→ WHAT YOU ARE ASKED TO DO: Only the lines from the line that has "Recreate this image" through the line that has "y_tick_labels = [str(v) for v in y_ticks]" should be reproduced, exactly and with both ends kept.

→ Code that draws figures:

>> BEGIN

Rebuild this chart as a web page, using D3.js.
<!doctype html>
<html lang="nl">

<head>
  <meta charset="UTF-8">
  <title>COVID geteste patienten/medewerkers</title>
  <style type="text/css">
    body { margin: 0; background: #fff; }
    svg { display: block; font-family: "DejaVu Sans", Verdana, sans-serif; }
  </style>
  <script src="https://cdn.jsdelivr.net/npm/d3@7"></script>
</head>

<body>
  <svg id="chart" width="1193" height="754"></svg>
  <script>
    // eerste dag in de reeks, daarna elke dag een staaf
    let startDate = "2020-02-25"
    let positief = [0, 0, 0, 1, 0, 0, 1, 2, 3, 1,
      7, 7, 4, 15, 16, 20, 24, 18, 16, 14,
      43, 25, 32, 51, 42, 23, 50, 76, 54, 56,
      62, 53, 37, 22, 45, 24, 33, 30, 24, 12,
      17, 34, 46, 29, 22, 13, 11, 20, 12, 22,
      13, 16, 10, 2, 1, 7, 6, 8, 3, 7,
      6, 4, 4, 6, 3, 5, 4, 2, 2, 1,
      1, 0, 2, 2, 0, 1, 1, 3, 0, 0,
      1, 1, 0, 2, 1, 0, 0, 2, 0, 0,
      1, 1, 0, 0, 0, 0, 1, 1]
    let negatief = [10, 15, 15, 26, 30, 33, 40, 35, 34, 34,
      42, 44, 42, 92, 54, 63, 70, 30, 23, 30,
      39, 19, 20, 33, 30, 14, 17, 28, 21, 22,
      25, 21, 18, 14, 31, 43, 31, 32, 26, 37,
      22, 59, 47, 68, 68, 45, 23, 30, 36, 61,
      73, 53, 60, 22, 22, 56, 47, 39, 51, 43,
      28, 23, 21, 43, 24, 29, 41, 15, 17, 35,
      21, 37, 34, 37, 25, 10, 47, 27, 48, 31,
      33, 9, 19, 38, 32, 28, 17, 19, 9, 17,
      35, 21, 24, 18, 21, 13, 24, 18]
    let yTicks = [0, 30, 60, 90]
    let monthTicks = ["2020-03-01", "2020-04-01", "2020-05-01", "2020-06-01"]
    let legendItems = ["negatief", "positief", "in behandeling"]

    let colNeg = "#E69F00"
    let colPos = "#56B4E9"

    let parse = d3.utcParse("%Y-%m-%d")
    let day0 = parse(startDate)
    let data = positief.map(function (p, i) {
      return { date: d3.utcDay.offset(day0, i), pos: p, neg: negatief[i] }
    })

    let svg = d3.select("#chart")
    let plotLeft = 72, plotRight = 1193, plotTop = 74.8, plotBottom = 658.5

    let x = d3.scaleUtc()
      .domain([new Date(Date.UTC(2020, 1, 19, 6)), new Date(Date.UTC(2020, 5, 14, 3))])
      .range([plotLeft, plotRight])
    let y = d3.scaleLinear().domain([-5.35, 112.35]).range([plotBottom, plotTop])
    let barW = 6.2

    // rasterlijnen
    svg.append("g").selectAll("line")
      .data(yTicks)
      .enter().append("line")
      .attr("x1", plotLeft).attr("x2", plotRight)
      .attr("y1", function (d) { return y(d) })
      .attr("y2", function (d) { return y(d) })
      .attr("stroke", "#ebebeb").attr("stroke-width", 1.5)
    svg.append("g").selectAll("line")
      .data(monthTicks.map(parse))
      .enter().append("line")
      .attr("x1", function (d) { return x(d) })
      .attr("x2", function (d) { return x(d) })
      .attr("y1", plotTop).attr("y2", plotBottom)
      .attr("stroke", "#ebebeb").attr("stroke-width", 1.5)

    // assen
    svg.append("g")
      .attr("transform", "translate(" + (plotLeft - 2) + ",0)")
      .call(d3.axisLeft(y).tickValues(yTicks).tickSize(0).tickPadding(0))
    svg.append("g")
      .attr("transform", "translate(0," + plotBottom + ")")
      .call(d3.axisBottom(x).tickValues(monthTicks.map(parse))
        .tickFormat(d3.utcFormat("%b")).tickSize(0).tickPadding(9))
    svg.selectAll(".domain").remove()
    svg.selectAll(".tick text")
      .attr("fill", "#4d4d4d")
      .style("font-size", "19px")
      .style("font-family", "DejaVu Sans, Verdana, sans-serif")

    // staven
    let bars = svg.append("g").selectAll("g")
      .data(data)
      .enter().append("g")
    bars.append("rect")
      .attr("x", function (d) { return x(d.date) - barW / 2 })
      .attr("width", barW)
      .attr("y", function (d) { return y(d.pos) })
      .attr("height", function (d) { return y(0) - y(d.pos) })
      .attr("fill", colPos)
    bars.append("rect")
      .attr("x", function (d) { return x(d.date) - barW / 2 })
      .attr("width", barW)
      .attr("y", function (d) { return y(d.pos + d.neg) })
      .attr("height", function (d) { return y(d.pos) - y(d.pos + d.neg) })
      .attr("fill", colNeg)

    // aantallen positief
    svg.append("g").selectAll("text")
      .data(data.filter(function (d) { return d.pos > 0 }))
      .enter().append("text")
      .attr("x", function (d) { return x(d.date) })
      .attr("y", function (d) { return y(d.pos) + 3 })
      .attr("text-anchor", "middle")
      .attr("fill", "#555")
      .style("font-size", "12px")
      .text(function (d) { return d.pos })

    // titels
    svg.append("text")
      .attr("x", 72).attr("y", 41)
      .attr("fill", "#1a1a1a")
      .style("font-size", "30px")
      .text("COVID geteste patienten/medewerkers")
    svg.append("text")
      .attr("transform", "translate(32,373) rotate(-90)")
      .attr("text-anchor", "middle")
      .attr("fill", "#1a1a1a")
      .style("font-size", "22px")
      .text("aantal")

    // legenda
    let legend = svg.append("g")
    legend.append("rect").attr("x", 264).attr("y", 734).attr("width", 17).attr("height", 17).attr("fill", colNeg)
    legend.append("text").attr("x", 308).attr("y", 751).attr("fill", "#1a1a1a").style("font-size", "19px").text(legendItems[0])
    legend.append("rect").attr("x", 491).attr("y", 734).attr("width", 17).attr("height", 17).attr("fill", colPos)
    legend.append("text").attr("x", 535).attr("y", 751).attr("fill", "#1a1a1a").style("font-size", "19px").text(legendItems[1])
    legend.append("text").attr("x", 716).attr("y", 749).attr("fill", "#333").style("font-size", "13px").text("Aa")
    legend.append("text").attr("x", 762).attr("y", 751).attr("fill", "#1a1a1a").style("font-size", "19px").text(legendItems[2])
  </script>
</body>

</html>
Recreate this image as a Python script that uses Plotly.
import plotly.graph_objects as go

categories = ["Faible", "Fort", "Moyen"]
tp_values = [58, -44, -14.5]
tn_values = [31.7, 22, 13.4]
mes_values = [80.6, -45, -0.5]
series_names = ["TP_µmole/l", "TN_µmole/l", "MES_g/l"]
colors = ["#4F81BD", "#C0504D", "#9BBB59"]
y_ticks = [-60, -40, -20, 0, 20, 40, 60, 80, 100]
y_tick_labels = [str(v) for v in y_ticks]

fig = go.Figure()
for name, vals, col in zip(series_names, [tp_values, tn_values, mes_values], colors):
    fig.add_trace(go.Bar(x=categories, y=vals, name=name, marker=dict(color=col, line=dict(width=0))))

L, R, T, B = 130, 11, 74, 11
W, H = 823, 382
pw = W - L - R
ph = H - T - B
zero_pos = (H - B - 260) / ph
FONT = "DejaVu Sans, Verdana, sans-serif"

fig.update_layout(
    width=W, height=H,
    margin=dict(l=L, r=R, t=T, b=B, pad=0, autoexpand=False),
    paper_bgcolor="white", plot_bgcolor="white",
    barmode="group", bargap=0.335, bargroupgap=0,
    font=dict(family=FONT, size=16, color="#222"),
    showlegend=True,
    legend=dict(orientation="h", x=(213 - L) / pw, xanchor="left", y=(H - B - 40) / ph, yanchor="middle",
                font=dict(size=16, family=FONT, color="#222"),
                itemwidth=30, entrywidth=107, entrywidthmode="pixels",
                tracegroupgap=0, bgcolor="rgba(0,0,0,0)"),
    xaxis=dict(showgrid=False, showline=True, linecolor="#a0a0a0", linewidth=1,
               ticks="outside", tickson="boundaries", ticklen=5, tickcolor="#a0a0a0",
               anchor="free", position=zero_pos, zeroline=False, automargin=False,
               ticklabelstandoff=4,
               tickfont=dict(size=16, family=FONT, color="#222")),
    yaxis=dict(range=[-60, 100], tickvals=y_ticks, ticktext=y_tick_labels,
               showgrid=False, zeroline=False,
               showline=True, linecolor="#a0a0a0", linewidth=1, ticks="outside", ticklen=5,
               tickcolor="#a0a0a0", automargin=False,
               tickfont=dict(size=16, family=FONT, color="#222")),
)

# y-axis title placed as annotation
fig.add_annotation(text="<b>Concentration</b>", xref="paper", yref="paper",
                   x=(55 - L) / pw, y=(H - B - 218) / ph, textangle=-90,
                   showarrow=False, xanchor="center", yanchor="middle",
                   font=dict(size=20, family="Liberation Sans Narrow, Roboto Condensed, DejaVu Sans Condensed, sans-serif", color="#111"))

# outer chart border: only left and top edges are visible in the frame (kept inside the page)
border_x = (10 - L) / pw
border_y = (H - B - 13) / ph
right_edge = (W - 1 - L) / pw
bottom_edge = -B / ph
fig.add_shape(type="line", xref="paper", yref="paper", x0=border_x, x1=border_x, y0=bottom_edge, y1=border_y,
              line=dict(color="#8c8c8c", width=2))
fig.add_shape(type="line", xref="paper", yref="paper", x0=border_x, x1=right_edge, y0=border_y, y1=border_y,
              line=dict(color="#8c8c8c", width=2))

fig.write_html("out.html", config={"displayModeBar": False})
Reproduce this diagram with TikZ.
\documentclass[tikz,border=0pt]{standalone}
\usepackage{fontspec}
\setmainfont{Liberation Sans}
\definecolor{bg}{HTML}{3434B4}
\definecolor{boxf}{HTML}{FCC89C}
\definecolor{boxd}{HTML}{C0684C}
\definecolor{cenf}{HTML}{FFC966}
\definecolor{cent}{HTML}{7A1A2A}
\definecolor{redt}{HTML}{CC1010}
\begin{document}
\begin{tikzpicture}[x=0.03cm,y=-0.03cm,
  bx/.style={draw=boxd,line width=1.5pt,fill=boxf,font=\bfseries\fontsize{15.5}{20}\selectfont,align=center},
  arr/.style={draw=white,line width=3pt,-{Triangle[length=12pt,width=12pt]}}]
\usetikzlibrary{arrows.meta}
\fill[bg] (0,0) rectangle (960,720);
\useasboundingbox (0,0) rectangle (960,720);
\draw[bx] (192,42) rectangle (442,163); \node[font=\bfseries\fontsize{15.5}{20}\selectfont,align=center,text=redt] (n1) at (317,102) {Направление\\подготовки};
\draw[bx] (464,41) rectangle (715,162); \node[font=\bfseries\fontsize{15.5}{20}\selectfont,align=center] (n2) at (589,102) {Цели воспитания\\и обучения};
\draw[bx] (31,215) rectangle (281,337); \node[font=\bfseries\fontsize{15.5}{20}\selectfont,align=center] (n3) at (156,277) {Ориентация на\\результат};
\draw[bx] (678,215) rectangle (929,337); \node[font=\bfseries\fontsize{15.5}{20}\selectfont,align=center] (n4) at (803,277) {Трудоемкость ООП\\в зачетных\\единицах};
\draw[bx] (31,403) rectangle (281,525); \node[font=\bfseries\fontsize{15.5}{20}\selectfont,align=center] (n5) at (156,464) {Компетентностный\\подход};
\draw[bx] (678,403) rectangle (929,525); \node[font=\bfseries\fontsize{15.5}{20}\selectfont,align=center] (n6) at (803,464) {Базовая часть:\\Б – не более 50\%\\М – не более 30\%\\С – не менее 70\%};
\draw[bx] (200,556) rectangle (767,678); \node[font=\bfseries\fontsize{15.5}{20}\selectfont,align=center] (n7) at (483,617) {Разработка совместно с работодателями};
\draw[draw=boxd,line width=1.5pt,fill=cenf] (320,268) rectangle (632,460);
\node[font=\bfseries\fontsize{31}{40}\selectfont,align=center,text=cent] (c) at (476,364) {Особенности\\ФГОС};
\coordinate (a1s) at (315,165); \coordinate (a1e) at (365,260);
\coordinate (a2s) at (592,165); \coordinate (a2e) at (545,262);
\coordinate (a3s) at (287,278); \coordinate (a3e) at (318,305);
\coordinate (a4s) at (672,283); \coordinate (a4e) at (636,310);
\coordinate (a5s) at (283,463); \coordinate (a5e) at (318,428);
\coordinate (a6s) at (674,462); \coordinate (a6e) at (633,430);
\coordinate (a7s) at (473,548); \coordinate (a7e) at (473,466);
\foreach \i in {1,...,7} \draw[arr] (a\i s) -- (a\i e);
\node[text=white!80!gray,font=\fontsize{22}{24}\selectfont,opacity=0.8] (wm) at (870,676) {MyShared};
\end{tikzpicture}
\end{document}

>> END

→ WORKED SOLUTION:
Recreate this image as a Python script that uses Plotly.
import plotly.graph_objects as go

categories = ["Faible", "Fort", "Moyen"]
tp_values = [58, -44, -14.5]
tn_values = [31.7, 22, 13.4]
mes_values = [80.6, -45, -0.5]
series_names = ["TP_µmole/l", "TN_µmole/l", "MES_g/l"]
colors = ["#4F81BD", "#C0504D", "#9BBB59"]
y_ticks = [-60, -40, -20, 0, 20, 40, 60, 80, 100]
y_tick_labels = [str(v) for v in y_ticks]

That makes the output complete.